On page 13, Dr Candlish admits of a form of Calvinism which asserts an odious view of the character of God concerning evil. Not only that, it lays the foundation for Christians to permit a monstrous and demeaning process of Creation ascribed to God the Father, Son and Holy Spirit:

"And if now, my Christian brother, the God who made all things, evil as well as good, - sickness, pain. poverty, distress, - is your Saviour; if he is ever seen by you. and his voice is heard telling you, even of that which presently afflicts you, that he made it as he made you, - how complete is your confidence."

On page 18, Dr Candlish expresses admission of a serious assault on the credibility of the long held Christian account of Origins:

"This divine record of creation, remarkable for the most perfect simplicity, has been sadly complicated and embarrassed by the human theories and speculations with which it has unhappily become entangled. To clear the way, therefore, at the outset, to get rid of many perplexities, and leave the narrative unencumbered for pious and practical uses, let its limited design be fairly understood, and let certain explanations be frankly made. In the first place, the object of this inspired cosmogony, or account of the world's origin, is not scientific but religious."

As if to acknowledge the Uniformitarian beliefs of his predecessor at New College, Dr Candlish says on page 19:

"What history of ages previous to that era this globe may have engraved in its rocky bosom, revealed or to be revealed by the explosive force of its central fires Scripture does not say. What countless generations of living organisms teemed in the chaotic waters, or brooded over the dark abyss, it is not within the scope of the inspiring Spirit to tell." All that contrary to the narrative of the Creation account in Genesis 1, ably supported by Exodus 20:11.

And later, on page 20, he reaffirms his intent to abandon historical rendering for elements seemingly out of reach of science:

"Our present concern, therefore, is with the moral and spiritual aspect of this sacred narrative."

The irony of all that is that Dr Candlish provides a helpful commentary on later events contained within Genesis, even holding to a global flood which destroyed the world that was, and upholding the long life span of early man.
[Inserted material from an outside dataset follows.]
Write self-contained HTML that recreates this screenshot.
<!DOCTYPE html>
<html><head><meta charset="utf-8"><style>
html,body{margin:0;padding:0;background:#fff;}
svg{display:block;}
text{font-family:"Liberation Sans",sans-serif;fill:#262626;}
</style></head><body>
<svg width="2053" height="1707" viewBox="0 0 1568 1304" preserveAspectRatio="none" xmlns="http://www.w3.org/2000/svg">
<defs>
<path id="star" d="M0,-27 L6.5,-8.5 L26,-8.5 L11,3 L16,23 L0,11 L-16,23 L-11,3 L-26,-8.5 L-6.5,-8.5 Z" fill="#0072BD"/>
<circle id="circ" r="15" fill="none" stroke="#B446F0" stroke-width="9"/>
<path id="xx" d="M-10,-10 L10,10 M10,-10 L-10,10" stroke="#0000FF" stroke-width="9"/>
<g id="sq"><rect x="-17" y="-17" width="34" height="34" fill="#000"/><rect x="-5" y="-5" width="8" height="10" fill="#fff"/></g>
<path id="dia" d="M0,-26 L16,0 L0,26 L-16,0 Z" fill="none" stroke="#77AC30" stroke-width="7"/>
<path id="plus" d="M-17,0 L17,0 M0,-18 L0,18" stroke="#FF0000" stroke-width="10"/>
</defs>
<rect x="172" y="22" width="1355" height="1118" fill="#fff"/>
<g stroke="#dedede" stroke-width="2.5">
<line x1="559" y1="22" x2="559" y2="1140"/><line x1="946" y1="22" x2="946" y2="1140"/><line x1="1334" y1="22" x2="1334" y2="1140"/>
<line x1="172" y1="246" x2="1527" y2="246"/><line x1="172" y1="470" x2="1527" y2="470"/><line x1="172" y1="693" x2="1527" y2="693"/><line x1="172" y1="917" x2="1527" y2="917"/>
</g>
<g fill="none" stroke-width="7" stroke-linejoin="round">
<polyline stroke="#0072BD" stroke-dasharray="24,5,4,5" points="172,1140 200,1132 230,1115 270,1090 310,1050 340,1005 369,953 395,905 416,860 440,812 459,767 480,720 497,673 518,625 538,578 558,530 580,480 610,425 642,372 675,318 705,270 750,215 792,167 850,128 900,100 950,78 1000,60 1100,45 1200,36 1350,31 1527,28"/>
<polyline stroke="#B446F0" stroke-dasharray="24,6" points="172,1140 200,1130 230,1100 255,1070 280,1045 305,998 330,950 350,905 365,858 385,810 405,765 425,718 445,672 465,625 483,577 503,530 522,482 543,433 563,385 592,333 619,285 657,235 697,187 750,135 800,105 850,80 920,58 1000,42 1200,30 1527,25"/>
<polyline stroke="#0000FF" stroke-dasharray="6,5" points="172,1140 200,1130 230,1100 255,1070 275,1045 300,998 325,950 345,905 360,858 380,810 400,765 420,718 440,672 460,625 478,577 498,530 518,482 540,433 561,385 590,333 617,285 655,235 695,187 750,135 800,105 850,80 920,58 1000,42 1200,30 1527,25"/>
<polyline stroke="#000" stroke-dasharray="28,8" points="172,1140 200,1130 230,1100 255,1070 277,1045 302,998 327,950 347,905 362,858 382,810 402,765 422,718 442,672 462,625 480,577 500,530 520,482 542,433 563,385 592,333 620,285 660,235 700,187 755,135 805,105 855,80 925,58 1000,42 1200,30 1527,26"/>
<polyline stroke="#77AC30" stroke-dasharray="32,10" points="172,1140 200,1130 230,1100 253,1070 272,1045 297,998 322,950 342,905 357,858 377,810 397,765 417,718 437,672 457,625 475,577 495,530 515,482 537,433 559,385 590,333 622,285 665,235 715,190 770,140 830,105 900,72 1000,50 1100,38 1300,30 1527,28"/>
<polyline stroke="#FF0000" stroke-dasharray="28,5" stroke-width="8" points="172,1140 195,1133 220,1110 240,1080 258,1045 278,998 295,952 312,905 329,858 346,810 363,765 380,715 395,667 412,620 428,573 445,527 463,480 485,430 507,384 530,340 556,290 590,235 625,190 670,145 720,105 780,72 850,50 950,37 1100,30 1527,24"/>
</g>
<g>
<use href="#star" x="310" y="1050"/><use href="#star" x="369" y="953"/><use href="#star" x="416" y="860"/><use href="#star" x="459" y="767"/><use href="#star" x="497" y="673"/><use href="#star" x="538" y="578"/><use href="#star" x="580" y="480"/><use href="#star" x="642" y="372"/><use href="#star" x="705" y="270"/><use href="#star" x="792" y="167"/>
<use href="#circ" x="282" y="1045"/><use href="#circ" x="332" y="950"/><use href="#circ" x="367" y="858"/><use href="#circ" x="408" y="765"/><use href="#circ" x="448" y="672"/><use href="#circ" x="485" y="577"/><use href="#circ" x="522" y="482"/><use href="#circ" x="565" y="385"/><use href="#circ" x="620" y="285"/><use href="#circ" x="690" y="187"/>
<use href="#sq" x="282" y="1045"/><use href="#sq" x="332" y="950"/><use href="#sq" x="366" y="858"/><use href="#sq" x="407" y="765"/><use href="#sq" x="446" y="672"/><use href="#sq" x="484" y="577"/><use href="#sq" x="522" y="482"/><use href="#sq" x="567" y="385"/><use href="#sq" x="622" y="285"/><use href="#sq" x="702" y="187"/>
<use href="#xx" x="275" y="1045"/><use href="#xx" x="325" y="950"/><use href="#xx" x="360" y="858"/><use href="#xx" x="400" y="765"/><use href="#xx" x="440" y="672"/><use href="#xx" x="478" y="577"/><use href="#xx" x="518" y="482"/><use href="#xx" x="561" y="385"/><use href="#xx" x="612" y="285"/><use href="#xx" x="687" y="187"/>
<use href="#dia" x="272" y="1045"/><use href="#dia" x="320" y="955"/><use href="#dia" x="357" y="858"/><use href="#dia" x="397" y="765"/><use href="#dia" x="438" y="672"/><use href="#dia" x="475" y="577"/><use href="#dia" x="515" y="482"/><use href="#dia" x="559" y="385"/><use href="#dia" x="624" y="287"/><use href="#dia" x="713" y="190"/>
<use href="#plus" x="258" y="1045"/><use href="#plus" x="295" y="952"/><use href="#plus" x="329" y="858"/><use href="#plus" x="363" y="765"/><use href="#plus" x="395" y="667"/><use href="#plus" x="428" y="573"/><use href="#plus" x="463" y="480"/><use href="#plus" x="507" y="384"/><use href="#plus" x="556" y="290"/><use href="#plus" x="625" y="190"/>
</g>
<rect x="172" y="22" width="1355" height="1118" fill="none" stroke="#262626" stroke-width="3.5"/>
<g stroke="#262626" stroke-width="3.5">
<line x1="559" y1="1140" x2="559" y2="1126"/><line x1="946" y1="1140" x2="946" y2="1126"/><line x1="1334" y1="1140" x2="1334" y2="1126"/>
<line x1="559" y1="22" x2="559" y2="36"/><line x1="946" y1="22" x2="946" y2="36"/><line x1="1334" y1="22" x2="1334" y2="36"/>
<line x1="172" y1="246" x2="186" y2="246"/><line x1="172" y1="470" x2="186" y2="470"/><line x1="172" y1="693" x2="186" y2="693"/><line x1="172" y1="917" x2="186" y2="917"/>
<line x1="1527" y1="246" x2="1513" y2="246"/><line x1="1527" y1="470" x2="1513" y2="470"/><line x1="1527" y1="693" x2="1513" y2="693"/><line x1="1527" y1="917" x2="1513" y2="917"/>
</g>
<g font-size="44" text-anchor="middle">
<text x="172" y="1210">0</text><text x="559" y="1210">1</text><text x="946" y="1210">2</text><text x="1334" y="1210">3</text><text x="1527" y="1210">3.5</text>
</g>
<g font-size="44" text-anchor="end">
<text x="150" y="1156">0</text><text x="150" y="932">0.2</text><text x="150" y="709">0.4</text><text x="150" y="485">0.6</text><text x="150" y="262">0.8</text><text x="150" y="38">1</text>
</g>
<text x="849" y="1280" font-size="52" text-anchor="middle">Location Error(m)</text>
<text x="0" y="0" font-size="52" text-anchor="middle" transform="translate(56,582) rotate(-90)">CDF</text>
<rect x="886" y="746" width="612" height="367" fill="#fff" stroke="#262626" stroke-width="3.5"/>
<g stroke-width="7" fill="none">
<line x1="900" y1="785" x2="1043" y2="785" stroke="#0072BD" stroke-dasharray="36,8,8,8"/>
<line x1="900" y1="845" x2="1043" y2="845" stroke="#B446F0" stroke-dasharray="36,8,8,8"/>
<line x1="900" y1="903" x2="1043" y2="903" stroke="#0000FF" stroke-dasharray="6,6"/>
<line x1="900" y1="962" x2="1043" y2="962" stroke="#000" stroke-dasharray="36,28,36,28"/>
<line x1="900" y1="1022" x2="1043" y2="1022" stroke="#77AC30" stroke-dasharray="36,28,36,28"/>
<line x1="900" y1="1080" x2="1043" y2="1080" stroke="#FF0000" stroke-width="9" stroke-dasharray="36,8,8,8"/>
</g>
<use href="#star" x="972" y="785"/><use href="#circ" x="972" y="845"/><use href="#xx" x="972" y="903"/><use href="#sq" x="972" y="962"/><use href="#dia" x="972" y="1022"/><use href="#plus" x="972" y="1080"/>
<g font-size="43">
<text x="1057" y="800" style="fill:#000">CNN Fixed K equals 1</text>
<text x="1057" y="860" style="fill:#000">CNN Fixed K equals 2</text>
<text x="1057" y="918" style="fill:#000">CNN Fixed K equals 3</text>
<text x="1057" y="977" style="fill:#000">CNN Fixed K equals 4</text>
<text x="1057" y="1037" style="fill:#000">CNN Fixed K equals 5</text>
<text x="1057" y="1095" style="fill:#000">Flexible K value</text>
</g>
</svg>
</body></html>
There was no cause for Dr Candlish to give ground to Darwin's science. His record of dealing with the science of his day, however, provides us today with a helpful background to why the Church is in the sorry state it is today.

Sam Drucker


Eric said...

So, that's where the odd notion that the creation account is 'theological' not 'scientific' had an early outing. It's popular today, too. Just let's think, is it 'theological' but not 'historical', not 'practical', not 'real', and therefore 'not informative'?
Surely, if it is concerning the God who created, then 'theological' embraces all the rest!

sam drucker said...


This is early stage buckling to the weight of worldly opinion.